Well, if you multiply two numbers, and neither of them is zero, their product can't be zero either!
For example, if $q=1/2$ and $n=3$, then $3 \times (1/2) = 3/2$. That's not zero.
This is true for *any* non-zero rational number and *any* non-zero integer.
So, $\mathbb{Q}$ is definitely torsion-free.

**Step 3: Show that $\mathbb{Q}$ is *not* free.**
This is the trickier part! Remember, a free module has a "basis" – a set of special building blocks.
Let's imagine $\mathbb{Q}$ *is* a free $\mathbb{Z}$-module.
* **Could it have more than one building block?**
Let's pick any two different non-zero rational numbers, like $q_1 = 1/2$ and $q_2 = 1/3$.

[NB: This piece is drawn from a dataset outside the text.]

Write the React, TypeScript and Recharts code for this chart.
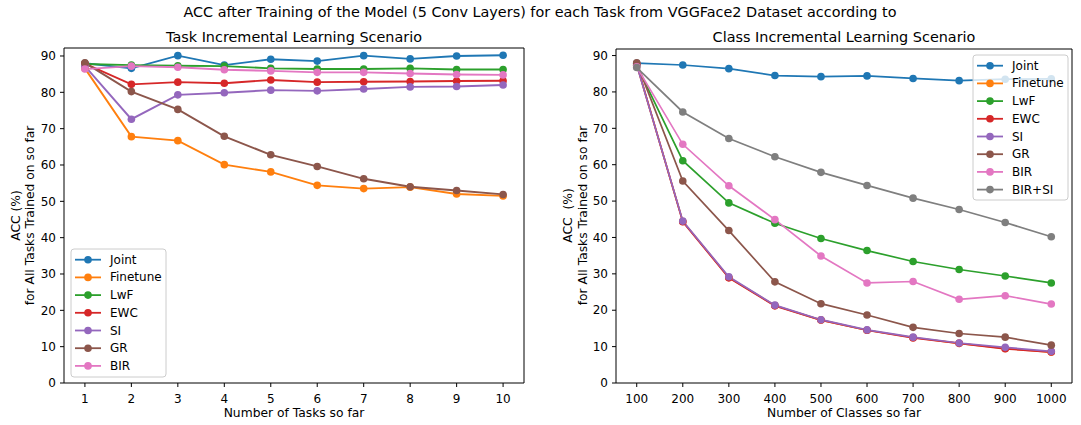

Can we show they are "dependent" over integers? This means we can find integers (not both zero) to multiply them by, and their sum becomes zero.

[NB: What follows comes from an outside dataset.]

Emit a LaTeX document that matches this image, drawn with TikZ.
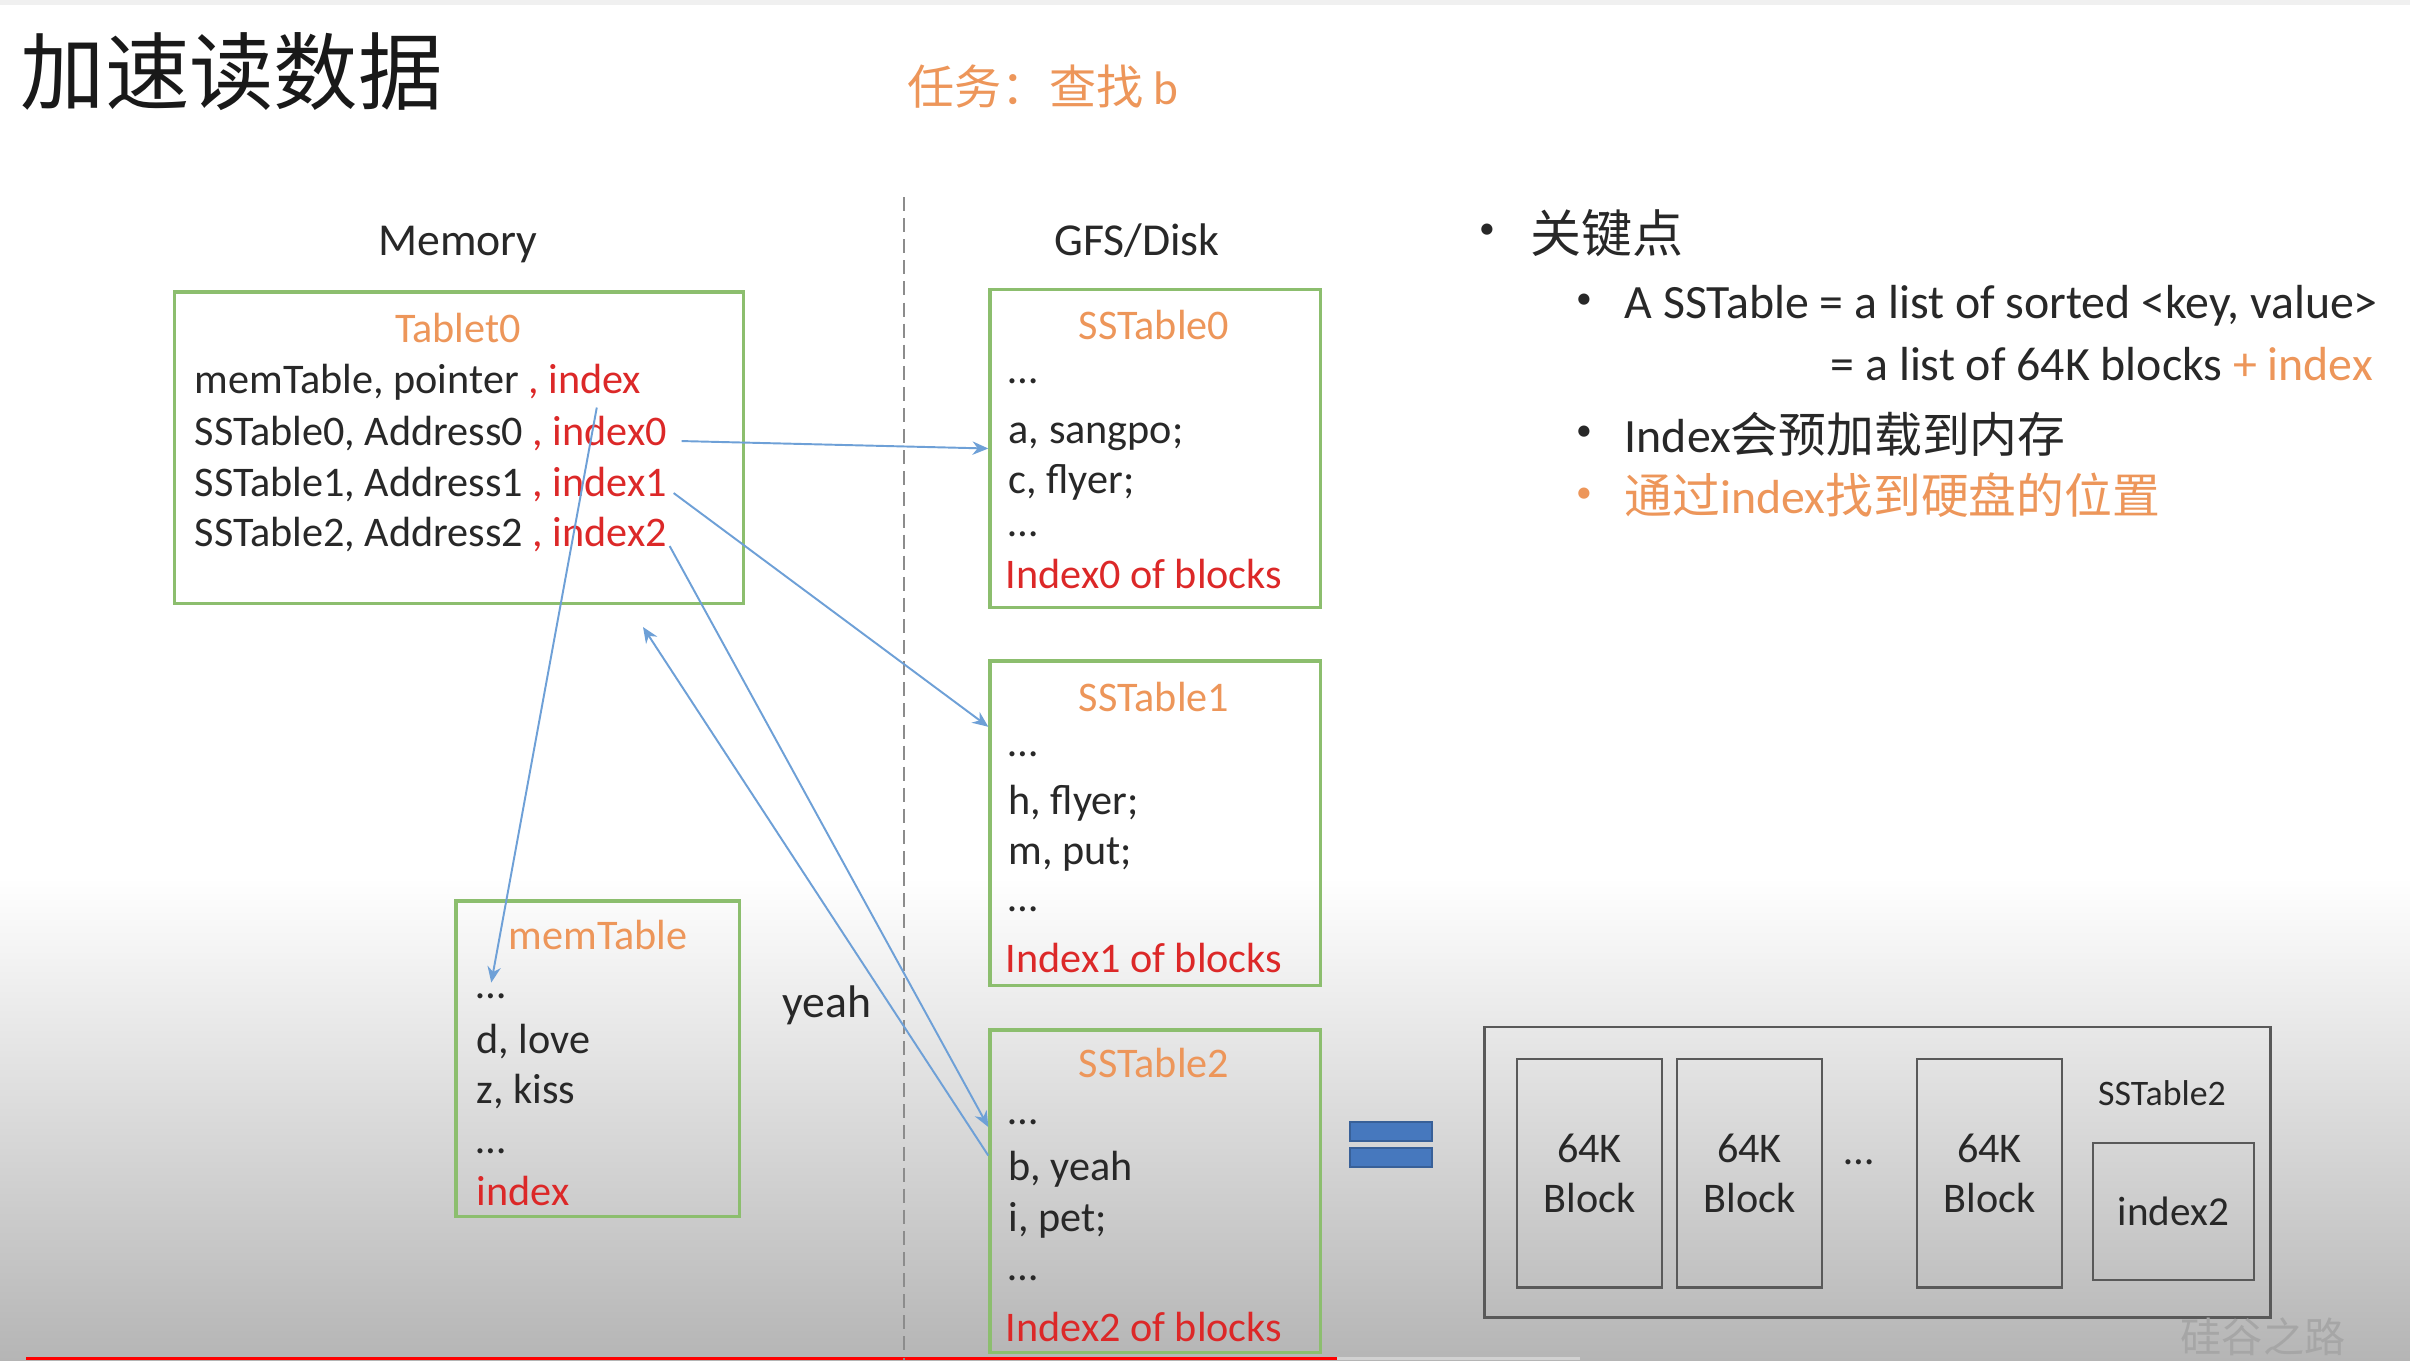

Try this: $(3 \times q_1) - (2 \times q_2) = 3 \times (1/2) - 2 \times (1/3) = 3/2 - 2/3$. Oh, wait, that's not zero. We need to be careful!
Let's try again with arbitrary $q_1 = a/b$ and $q_2 = c/d$ (where $a,b,c,d$ are integers and non-zero).
We can always find integers $n_1$ and $n_2$ (not both zero) such that $n_1 \cdot q_1 + n_2 \cdot q_2 = 0$.
For example, pick $n_1 = b \cdot c$ and $n_2 = -a \cdot d$.
Then $(bc) \cdot (a/b) + (-ad) \cdot (c/d) = (bc a/b) - (ad c/d) = ac - ac = 0$.
Since $q_1$ and $q_2$ are non-zero, $a,b,c,d$ are all non-zero, so $n_1=bc$ and $n_2=-ad$ are also non-zero (unless $a=0$ or $c=0$, but we said $q_1, q_2$ are non-zero).
This means *any two* non-zero rational numbers are "linearly dependent" over the integers.
If you have a basis, its elements must be "linearly independent" (meaning you can't combine some of them with non-zero integer multipliers to get zero). Since any two non-zero rational numbers are dependent, a basis for $\mathbb{Q}$ can't have more than one element!

* **Could it have exactly one building block?**
So, if $\mathbb{Q}$ were free, its basis would have to be just one number, let's call it $e$.
This would mean that *every single rational number* can be written as an integer multiple of $e$.
So, for any $q \in \mathbb{Q}$, we'd have $q = n \cdot e$ for some integer $n$.
Let's say our basis element $e$ is $a/b$ (where $a, b$ are integers, $a \neq 0, b \neq 0$).
So, every rational number must look like $n \cdot (a/b) = (n \cdot a) / b$.
Now, let's pick a specific rational number: $e/2$. For example, if $e=1$, then $e/2=1/2$. If $e=3/5$, then $e/2=3/10$.
This number $e/2$ is definitely a rational number, so it *must* be an integer multiple of $e$.
So, $e/2 = m \cdot e$ for some integer $m$.
If $e \neq 0$ (which it must be if it's a basis element), we can divide both sides by $e$.
This gives us $1/2 = m$.
But $1/2$ is *not* an integer! This is a contradiction!
This means our assumption that $\mathbb{Q}$ has a basis of one element must be wrong.

Since $\mathbb{Q}$ cannot have a basis of more than one element, and it cannot have a basis of exactly one element, it means $\mathbb{Q}$ cannot have *any* basis at all.
Therefore, $\mathbb{Q}$ is not a free $\mathbb{Z}$-module.